◆ **Material**
--
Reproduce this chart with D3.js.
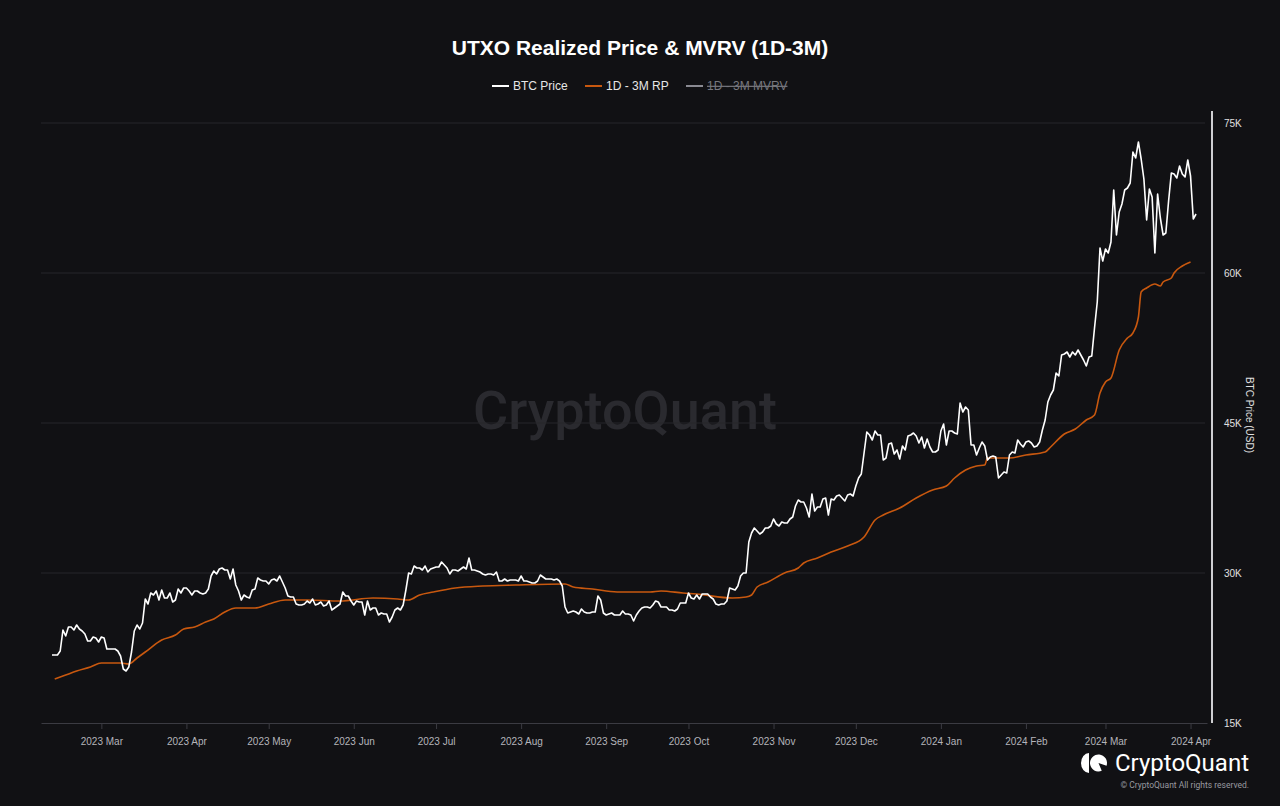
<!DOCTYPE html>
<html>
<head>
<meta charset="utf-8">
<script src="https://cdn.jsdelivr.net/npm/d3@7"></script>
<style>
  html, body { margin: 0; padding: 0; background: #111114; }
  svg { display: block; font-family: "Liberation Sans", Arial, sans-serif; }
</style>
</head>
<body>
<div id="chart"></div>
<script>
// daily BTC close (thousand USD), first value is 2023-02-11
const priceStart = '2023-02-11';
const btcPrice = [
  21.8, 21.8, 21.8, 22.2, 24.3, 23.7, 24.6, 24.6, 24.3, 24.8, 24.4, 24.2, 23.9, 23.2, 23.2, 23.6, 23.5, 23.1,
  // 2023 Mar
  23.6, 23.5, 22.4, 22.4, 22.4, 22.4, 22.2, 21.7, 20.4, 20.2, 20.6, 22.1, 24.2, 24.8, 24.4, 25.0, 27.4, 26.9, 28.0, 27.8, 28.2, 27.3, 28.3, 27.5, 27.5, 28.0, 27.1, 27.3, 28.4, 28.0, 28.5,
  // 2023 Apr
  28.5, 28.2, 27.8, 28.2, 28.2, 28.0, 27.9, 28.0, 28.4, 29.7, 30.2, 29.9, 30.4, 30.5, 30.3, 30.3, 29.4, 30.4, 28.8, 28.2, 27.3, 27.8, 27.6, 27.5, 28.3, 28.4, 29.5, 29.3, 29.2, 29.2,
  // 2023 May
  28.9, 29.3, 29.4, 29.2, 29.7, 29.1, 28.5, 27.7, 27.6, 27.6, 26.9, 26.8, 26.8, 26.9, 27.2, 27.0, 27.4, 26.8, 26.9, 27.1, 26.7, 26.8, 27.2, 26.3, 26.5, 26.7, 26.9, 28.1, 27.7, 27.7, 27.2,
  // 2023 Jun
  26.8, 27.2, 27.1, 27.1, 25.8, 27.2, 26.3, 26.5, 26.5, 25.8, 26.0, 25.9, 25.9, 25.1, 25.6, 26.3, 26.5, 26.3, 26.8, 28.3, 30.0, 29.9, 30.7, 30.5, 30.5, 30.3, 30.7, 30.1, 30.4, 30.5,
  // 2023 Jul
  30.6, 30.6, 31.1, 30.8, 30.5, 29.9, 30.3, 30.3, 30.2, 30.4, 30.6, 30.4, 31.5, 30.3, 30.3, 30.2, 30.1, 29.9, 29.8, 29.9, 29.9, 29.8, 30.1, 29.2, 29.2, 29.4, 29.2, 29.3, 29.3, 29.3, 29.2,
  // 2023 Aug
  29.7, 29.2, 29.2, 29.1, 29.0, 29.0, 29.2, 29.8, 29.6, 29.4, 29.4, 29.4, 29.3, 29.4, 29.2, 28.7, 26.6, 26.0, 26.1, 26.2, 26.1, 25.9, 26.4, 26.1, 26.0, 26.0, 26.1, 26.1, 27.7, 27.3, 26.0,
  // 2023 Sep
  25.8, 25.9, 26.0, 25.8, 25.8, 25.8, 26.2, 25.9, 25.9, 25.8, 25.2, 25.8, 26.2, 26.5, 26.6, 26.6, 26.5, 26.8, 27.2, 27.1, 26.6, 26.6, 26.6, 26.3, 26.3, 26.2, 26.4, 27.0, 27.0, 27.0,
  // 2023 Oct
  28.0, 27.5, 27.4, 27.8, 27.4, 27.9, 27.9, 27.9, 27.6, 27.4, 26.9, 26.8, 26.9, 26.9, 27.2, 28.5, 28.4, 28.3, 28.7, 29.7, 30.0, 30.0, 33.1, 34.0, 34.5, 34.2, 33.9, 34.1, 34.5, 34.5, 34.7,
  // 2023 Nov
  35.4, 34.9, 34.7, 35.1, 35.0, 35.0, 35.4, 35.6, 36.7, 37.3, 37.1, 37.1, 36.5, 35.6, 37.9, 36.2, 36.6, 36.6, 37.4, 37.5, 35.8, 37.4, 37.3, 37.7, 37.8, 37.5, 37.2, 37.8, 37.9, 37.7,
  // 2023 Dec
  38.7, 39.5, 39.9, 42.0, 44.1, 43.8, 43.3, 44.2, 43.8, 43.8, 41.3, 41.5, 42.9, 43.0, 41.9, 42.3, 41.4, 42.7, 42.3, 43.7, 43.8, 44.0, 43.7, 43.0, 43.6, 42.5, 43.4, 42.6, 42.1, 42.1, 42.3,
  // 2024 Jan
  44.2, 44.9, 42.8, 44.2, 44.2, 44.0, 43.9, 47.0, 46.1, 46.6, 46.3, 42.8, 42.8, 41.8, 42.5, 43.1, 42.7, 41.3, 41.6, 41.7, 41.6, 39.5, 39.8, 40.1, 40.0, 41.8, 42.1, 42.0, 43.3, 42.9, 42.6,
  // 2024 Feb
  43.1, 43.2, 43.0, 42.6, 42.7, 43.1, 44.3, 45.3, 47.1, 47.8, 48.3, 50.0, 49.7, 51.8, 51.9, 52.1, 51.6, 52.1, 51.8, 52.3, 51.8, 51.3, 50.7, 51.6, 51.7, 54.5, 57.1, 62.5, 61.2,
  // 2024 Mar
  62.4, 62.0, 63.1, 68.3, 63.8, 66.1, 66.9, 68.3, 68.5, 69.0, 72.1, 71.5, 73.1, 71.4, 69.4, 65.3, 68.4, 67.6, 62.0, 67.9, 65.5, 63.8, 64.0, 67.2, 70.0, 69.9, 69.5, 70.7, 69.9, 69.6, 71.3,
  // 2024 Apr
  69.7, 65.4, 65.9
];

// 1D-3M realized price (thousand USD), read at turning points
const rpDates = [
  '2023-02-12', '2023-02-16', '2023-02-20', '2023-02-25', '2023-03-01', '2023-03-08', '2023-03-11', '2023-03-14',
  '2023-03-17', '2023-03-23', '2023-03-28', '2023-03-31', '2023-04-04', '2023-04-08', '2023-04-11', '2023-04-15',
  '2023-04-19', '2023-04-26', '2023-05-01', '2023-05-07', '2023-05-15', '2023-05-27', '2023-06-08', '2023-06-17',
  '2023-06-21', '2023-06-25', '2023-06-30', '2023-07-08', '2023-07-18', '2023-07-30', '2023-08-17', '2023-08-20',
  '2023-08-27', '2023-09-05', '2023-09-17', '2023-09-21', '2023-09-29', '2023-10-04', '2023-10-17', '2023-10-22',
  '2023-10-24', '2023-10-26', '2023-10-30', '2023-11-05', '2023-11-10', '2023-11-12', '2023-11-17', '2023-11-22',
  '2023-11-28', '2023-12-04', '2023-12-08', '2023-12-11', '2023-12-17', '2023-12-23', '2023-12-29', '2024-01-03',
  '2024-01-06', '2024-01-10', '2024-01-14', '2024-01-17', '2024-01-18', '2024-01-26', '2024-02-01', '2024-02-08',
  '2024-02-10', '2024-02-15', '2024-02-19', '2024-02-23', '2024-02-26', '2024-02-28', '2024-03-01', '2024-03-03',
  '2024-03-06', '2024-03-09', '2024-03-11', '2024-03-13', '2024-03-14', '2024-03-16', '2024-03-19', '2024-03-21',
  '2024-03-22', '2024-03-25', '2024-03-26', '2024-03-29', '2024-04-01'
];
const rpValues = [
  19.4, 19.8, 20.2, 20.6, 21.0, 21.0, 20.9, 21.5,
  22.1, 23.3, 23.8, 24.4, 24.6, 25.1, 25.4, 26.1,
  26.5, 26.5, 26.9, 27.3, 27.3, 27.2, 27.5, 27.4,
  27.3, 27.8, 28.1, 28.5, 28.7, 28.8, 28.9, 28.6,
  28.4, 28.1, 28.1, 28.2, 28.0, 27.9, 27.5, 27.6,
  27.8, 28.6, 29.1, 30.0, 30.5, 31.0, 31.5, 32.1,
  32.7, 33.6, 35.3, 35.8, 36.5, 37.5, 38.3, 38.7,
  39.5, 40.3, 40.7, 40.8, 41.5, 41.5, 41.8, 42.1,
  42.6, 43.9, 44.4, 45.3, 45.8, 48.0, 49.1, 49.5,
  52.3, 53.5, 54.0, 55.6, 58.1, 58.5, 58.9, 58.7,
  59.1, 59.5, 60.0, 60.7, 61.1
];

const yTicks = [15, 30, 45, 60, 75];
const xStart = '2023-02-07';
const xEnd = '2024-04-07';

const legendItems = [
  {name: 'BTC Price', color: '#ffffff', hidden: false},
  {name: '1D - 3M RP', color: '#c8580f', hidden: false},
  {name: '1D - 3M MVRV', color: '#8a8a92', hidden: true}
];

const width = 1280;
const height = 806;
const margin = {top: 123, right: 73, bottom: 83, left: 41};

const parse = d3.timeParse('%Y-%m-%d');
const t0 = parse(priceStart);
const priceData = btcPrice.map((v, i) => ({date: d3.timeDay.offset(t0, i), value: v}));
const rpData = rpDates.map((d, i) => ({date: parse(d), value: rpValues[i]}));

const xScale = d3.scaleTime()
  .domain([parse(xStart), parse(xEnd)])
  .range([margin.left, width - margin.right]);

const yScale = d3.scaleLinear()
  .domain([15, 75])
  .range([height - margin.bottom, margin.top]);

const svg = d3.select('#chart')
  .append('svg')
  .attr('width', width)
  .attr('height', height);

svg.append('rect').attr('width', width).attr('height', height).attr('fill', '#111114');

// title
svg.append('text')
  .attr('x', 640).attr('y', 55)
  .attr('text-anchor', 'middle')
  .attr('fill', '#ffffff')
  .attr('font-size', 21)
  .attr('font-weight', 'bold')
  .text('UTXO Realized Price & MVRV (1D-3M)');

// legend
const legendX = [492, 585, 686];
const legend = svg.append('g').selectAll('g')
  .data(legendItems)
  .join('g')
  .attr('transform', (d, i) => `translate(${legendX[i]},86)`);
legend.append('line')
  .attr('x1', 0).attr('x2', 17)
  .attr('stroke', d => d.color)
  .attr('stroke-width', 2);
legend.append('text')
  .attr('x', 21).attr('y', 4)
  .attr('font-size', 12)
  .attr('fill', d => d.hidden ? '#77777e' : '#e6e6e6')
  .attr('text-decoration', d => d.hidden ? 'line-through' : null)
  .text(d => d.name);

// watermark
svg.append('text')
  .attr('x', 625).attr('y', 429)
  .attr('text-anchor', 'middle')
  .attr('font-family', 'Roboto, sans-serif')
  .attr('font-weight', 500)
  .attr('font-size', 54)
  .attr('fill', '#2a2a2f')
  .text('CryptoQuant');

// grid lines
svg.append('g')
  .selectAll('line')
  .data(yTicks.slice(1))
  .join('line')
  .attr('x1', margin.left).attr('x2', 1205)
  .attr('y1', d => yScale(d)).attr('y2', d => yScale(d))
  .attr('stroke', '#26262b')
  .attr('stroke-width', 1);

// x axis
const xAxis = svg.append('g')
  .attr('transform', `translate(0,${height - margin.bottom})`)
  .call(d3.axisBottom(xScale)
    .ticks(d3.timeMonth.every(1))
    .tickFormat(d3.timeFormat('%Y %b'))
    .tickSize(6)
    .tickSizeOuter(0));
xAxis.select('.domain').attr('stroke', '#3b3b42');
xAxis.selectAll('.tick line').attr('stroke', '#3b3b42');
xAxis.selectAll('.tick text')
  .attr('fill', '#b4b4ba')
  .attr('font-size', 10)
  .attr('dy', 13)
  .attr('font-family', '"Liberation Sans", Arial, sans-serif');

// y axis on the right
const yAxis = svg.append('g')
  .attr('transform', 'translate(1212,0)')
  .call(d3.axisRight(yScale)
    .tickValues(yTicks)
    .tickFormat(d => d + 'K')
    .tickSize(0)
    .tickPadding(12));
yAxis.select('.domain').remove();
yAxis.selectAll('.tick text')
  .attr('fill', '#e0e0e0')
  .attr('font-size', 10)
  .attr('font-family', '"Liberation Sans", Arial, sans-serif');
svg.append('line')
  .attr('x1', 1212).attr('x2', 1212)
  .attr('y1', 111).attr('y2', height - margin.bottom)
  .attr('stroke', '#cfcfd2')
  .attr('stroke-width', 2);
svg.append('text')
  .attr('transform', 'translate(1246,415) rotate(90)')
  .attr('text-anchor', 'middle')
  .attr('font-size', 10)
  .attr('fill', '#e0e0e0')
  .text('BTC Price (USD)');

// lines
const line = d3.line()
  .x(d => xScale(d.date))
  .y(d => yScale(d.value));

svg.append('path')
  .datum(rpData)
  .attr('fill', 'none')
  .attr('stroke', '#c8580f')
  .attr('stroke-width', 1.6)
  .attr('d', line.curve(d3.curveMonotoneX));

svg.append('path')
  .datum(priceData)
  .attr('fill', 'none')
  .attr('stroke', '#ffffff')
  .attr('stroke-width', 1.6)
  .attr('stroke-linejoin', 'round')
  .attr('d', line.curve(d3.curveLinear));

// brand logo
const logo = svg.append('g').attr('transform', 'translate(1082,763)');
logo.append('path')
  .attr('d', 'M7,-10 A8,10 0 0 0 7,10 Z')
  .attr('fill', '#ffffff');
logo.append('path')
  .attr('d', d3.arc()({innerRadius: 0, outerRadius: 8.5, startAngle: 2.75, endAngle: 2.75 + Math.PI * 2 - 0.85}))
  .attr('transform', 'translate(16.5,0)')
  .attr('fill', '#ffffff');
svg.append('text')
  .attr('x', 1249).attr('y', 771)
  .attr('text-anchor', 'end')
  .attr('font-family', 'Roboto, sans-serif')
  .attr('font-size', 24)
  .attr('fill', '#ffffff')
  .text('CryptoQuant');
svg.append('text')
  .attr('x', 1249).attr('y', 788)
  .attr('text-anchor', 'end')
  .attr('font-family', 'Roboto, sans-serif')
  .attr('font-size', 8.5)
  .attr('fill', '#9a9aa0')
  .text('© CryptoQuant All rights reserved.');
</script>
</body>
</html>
--
◆ **Task directions**
In the listing above, find each line with the word "chart" and copy it.

◆ **Written reply**
Reproduce this chart with D3.js.
<div id="chart"></div>
const svg = d3.select('#chart')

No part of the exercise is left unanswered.